HAVANA, Cuba, Tuesday March 13, 2017 – It appears to be a case of too many cooks spoiling the broth – at least for two US airlines which are dropping its planned routes because they say with so many other airlines adding flights to the Spanish-speaking Caribbean nation, the routes are unprofitable.
Silver Airways is dropping all nine of its planned routes by April 22, just six months after it started flying between Fort Lauderdale, Florida, and several Cuban cities. Low-cost carrier Frontier will follow suit on June 4, dropping its Miami-Havana route.
After the US gave the nod to regular passenger flights to Cuba resuming about six months ago, for the first time in 50 years, US carriers rushed in to cash in on the expected boom in US travel to Cuba.
But that has created a glut in airlift, and it’s not working out for some carriers.
Silver spokeswoman Misty Pinson noted that the number of seats on planes between the US and Cuba tripled because the airlines added so many flights, many of them with big planes.

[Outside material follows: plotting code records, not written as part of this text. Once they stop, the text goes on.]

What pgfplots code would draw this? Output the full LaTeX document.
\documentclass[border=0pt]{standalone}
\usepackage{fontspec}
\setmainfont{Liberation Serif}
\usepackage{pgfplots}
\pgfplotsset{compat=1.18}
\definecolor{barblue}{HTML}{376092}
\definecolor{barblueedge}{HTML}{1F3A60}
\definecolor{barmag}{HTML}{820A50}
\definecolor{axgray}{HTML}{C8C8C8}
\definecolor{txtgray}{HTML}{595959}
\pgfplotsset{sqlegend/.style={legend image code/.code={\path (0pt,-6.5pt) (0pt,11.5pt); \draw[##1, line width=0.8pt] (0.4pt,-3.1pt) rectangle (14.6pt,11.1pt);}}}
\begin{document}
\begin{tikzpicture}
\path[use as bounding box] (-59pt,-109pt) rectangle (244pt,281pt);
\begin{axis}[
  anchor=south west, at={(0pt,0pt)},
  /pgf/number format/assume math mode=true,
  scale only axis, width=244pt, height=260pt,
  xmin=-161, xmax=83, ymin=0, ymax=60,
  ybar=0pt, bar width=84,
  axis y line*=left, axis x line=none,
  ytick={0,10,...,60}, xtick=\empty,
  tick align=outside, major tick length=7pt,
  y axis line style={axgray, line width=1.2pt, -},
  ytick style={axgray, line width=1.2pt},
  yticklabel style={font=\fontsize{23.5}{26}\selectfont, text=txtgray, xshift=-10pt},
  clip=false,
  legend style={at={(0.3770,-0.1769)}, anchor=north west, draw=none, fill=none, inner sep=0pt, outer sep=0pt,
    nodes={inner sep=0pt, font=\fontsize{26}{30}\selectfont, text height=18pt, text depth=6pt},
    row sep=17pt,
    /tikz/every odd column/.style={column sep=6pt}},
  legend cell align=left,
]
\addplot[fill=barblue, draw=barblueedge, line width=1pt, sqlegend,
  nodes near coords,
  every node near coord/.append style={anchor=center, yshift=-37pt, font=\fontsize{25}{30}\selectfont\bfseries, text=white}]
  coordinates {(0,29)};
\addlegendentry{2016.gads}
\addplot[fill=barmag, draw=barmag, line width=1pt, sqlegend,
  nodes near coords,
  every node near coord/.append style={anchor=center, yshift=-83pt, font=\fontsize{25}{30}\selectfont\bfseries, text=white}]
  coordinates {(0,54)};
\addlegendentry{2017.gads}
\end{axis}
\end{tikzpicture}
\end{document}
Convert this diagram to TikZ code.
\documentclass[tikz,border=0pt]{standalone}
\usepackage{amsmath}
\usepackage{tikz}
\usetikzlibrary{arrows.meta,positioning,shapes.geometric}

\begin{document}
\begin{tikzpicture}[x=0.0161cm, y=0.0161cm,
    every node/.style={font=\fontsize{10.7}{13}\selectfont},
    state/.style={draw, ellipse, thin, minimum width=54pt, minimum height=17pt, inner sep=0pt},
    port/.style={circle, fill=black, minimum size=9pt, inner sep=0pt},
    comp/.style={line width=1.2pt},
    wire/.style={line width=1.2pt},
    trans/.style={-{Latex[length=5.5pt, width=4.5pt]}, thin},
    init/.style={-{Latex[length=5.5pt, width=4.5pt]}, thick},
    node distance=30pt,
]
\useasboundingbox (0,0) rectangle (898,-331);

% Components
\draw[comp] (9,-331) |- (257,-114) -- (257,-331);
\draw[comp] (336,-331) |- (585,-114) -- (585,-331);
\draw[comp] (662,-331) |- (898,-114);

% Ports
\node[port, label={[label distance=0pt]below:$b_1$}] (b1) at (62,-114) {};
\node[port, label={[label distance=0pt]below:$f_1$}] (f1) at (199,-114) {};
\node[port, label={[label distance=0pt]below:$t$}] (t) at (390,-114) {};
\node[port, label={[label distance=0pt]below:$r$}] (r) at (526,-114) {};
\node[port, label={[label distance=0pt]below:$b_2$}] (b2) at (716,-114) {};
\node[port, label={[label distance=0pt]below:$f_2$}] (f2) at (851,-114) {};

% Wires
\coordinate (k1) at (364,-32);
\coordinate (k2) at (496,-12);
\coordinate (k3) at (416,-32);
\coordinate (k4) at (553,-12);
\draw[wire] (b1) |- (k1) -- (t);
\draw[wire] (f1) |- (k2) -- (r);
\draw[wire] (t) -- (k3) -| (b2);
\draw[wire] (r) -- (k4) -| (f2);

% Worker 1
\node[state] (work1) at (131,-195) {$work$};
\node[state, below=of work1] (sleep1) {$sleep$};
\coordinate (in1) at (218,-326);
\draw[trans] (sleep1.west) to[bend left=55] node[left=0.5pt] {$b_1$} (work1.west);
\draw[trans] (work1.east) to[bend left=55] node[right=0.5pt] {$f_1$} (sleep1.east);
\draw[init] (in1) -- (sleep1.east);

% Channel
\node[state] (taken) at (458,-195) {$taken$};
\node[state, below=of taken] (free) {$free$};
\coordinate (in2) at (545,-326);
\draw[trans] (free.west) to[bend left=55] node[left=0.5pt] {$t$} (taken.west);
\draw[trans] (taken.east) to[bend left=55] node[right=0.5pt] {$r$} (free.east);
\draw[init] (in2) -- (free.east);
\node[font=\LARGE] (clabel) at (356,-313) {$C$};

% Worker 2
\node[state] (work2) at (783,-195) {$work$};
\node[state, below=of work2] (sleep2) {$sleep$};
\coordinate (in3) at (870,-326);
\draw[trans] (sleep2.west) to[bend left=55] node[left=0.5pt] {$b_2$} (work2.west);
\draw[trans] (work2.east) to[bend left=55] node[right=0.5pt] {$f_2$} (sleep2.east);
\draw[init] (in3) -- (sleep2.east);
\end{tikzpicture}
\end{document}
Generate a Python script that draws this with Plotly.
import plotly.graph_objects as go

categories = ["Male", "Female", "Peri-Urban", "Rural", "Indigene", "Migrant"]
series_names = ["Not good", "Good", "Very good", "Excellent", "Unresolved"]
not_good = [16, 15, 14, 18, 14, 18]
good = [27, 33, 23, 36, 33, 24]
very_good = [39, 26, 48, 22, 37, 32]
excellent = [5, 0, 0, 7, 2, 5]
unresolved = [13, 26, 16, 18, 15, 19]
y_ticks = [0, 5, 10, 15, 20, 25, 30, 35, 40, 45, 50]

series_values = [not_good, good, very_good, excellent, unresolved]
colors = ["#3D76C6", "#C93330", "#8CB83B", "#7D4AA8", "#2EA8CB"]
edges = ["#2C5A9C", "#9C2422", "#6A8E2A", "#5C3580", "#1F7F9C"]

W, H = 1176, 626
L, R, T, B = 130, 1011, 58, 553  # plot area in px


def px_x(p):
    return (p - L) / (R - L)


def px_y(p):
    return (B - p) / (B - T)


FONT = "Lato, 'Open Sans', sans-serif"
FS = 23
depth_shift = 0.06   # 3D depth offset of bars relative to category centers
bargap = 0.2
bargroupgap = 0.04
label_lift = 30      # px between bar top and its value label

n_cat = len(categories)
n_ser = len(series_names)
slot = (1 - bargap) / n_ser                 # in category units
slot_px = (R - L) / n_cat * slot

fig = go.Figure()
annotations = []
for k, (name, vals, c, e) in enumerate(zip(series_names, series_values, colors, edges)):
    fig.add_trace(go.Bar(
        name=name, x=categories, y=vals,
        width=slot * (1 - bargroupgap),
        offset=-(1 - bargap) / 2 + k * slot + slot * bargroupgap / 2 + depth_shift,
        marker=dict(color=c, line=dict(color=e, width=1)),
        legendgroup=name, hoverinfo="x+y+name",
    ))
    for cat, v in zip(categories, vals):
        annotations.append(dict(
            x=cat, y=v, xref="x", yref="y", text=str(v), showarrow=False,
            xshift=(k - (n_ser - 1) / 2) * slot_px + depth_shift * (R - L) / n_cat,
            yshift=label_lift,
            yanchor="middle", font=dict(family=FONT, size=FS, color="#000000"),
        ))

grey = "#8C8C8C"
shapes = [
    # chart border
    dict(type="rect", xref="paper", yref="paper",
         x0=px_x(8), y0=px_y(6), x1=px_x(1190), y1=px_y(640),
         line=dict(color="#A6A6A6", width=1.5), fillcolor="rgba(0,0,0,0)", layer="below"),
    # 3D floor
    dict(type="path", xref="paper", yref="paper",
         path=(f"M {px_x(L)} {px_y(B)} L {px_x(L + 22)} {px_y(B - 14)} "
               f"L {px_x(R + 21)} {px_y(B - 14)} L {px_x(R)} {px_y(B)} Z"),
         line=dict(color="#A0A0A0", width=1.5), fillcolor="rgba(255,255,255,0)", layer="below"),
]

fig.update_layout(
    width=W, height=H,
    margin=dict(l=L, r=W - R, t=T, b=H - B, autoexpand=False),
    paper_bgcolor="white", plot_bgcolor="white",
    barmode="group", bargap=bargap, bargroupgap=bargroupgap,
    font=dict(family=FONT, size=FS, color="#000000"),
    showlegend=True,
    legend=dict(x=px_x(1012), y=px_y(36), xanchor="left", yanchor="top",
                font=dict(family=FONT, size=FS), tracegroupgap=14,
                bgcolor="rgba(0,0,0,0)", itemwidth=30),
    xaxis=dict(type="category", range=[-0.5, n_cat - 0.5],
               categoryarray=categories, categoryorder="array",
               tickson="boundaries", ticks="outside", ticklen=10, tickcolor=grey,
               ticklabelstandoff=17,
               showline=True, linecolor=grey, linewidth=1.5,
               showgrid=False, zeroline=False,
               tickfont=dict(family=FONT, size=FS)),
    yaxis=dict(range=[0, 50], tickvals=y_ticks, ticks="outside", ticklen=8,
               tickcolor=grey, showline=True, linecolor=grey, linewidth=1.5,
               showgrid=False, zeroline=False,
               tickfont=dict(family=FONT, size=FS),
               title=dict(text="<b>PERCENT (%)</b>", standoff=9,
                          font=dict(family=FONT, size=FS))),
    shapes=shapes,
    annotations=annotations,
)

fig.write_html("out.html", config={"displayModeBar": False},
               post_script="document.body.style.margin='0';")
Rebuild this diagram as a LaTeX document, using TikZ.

“While the actual total number of passengers currently traveling to and from Cuba on all carriers combined is in line with what Silver originally projected, other airlines continue to serve this market with too many flights and oversized aircraft, which has led to an increase in capacity of approximately 300 percent between the US and Cuba,” she said.
And spokesman for Denver-based Frontier, Jim Faulkner, said the airline was cancelling its flights because of heavy competition and higher-than-expected costs of providing service at the Havana airport.
While larger airlines are still flying to Cuba, they have also cut back. American Airlines reduced daily flights to smaller cities in Cuba from 13 to 10 and switched to smaller planes on some flights, but kept its service to Havana intact; while JetBlue took out about 300 seats a day by using smaller planes.
That is more a reflection of the glut in flights and not declining interest in travel to Cuba, according to statistics. About 285,000 tourists visited Cuba last year, up 76 percent from 2015, and the Cuban government says American visitors increased 125 percent in January.